Material to process:
----------------------------------------

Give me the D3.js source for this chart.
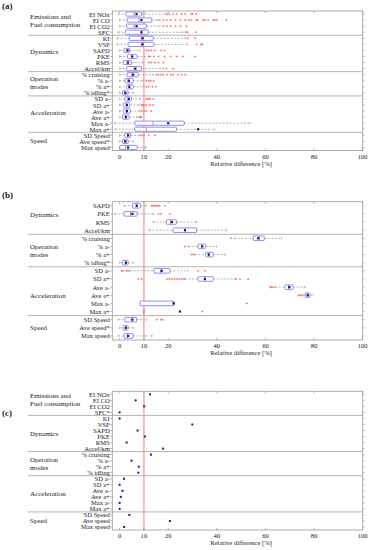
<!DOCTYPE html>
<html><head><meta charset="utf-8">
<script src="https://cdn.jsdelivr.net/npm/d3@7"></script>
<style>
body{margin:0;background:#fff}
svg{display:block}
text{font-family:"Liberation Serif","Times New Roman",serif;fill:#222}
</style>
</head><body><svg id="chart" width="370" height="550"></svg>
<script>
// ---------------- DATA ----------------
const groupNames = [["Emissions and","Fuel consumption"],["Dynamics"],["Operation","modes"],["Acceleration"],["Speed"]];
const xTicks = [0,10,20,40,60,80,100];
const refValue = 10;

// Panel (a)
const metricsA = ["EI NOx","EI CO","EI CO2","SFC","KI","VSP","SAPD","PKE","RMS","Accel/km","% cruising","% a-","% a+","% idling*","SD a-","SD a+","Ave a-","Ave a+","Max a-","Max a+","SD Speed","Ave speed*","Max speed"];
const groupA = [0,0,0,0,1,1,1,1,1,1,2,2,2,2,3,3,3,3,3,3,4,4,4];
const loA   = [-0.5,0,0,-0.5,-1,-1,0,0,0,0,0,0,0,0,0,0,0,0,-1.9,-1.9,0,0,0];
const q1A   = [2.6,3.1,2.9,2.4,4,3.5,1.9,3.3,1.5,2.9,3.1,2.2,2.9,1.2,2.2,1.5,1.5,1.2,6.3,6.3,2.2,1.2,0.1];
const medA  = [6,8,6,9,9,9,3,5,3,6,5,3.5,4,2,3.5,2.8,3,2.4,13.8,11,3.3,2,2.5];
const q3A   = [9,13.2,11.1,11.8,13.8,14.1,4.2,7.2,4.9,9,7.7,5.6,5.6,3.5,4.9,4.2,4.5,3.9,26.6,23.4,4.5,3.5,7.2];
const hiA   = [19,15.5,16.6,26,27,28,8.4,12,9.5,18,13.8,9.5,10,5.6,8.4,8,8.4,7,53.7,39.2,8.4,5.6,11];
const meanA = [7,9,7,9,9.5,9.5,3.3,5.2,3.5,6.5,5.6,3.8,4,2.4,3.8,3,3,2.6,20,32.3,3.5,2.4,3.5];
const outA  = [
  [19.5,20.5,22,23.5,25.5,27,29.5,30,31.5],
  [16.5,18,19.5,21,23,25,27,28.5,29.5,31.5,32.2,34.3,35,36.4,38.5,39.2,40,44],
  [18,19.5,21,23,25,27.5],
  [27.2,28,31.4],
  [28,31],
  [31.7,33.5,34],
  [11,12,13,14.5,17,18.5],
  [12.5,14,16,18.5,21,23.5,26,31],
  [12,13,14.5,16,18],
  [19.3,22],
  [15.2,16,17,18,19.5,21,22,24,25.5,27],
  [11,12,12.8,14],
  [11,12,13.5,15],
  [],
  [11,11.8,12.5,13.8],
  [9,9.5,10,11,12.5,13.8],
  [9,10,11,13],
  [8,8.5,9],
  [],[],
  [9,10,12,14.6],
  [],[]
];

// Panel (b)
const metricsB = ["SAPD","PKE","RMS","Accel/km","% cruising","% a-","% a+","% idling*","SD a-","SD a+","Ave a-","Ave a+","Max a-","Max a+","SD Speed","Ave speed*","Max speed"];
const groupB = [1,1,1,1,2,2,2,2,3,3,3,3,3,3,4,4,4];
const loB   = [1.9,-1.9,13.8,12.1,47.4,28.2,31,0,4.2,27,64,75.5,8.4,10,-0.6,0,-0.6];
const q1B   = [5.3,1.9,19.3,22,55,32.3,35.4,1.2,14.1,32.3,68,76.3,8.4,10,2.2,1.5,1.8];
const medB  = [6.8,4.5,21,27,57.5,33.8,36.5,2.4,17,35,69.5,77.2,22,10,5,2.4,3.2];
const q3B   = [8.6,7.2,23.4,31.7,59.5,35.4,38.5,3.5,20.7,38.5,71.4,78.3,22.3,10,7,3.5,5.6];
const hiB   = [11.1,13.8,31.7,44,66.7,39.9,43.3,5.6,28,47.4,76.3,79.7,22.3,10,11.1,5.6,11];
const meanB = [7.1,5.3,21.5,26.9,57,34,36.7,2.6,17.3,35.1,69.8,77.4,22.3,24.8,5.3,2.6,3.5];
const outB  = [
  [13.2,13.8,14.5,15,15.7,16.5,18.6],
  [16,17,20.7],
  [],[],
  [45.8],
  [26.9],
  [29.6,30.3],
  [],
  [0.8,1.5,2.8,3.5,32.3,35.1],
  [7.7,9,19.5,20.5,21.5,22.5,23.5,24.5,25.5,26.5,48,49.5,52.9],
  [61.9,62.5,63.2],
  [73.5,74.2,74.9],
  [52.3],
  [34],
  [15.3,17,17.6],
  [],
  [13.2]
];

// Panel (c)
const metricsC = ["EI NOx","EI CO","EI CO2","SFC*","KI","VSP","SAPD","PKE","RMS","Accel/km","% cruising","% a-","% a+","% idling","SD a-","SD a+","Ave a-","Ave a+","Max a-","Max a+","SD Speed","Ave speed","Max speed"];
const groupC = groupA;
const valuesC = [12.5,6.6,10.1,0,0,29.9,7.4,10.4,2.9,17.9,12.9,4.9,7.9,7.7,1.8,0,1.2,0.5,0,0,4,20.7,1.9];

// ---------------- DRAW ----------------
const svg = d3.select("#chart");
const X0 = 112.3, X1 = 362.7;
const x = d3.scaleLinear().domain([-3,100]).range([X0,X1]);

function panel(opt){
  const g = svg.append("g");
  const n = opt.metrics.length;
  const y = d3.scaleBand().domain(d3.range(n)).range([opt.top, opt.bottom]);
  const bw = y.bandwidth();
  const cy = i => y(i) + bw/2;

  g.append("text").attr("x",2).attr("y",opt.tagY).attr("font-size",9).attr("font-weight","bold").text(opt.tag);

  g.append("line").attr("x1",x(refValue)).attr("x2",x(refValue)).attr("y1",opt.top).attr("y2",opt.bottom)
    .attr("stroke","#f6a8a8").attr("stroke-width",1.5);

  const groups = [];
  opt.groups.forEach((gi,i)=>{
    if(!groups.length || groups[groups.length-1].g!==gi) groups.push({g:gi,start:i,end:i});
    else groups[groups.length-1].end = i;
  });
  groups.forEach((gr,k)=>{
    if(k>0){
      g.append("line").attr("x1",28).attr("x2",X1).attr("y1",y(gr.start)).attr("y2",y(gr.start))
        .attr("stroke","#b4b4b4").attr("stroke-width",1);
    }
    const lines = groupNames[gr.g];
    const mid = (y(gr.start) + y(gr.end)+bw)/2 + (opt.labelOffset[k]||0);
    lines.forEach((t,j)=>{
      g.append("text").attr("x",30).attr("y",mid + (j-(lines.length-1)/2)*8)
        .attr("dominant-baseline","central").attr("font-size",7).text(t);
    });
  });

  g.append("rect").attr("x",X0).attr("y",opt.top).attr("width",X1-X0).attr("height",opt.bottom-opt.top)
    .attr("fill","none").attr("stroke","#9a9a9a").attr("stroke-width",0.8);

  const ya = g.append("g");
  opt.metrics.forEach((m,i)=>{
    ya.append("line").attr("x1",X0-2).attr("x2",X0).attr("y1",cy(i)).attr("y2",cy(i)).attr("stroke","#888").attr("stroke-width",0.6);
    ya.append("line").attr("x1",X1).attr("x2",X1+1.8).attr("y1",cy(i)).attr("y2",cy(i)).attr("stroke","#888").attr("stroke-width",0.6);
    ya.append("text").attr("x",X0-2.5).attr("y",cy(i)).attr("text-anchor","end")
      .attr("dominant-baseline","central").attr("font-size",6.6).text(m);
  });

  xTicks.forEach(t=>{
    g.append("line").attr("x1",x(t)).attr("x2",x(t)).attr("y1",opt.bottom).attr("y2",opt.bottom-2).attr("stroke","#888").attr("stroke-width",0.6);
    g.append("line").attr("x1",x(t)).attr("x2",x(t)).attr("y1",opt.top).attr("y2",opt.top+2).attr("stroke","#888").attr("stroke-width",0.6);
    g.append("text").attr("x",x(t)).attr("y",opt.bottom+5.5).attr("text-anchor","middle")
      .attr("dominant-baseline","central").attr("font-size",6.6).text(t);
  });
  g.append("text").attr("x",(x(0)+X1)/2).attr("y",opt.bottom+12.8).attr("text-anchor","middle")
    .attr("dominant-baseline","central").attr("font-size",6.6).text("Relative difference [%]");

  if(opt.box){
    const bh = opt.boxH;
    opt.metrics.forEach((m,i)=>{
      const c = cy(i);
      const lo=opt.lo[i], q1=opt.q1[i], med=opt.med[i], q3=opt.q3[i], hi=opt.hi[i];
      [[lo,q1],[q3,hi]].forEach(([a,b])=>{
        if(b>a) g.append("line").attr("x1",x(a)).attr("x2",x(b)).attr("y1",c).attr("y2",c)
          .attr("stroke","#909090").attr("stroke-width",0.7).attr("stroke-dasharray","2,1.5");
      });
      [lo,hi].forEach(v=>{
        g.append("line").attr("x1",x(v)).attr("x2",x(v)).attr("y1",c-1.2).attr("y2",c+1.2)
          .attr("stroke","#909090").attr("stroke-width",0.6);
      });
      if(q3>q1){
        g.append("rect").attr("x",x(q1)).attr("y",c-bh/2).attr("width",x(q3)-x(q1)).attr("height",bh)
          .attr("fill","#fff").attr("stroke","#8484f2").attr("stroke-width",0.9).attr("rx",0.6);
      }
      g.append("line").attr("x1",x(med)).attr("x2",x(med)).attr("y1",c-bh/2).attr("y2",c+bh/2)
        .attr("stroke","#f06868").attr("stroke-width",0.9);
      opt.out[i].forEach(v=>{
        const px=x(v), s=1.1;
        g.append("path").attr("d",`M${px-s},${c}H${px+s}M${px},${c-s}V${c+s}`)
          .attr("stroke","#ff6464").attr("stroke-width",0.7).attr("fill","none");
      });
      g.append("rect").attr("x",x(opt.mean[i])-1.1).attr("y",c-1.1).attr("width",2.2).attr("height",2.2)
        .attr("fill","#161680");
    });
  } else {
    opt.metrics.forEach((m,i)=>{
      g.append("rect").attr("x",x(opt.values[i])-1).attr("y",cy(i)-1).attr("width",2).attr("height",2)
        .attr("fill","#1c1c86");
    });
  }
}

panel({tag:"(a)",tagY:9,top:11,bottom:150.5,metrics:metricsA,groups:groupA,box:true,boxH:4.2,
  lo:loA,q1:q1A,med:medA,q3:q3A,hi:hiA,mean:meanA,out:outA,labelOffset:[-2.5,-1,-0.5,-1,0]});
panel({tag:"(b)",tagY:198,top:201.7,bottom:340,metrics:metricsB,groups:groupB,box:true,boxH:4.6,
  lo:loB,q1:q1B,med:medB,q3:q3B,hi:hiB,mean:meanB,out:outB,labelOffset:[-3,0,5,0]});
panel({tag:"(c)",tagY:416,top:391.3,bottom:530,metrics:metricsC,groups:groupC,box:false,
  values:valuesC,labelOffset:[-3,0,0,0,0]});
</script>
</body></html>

----------------------------------------

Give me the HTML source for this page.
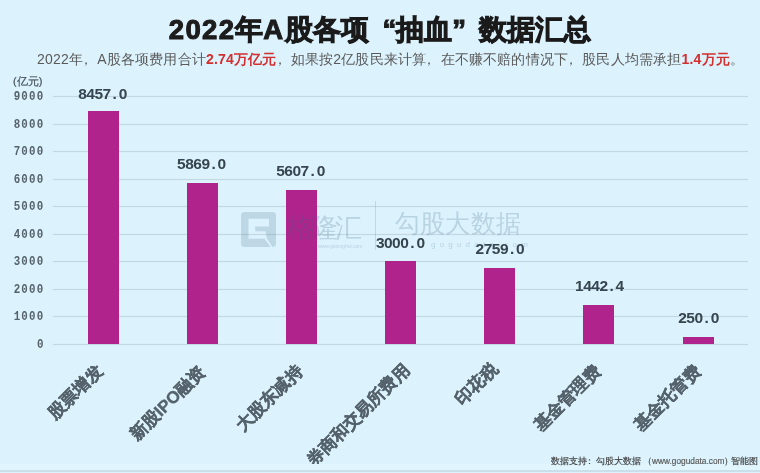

----------------------------------------

Objective: Extract from the material above the stretch running from the line containing "Give me the D3.js source for this chart." through the line containing "const refValue = 10;". Keep the text exact and the pictures out.

Answer to the exercise:
Give me the D3.js source for this chart.
<!DOCTYPE html>
<html><head><meta charset="utf-8">
<script src="https://cdn.jsdelivr.net/npm/d3@7"></script>
<style>
body{margin:0;background:#fff}
svg{display:block}
text{font-family:"Liberation Serif","Times New Roman",serif;fill:#222}
</style>
</head><body><svg id="chart" width="370" height="550"></svg>
<script>
// ---------------- DATA ----------------
const groupNames = [["Emissions and","Fuel consumption"],["Dynamics"],["Operation","modes"],["Acceleration"],["Speed"]];
const xTicks = [0,10,20,40,60,80,100];
const refValue = 10;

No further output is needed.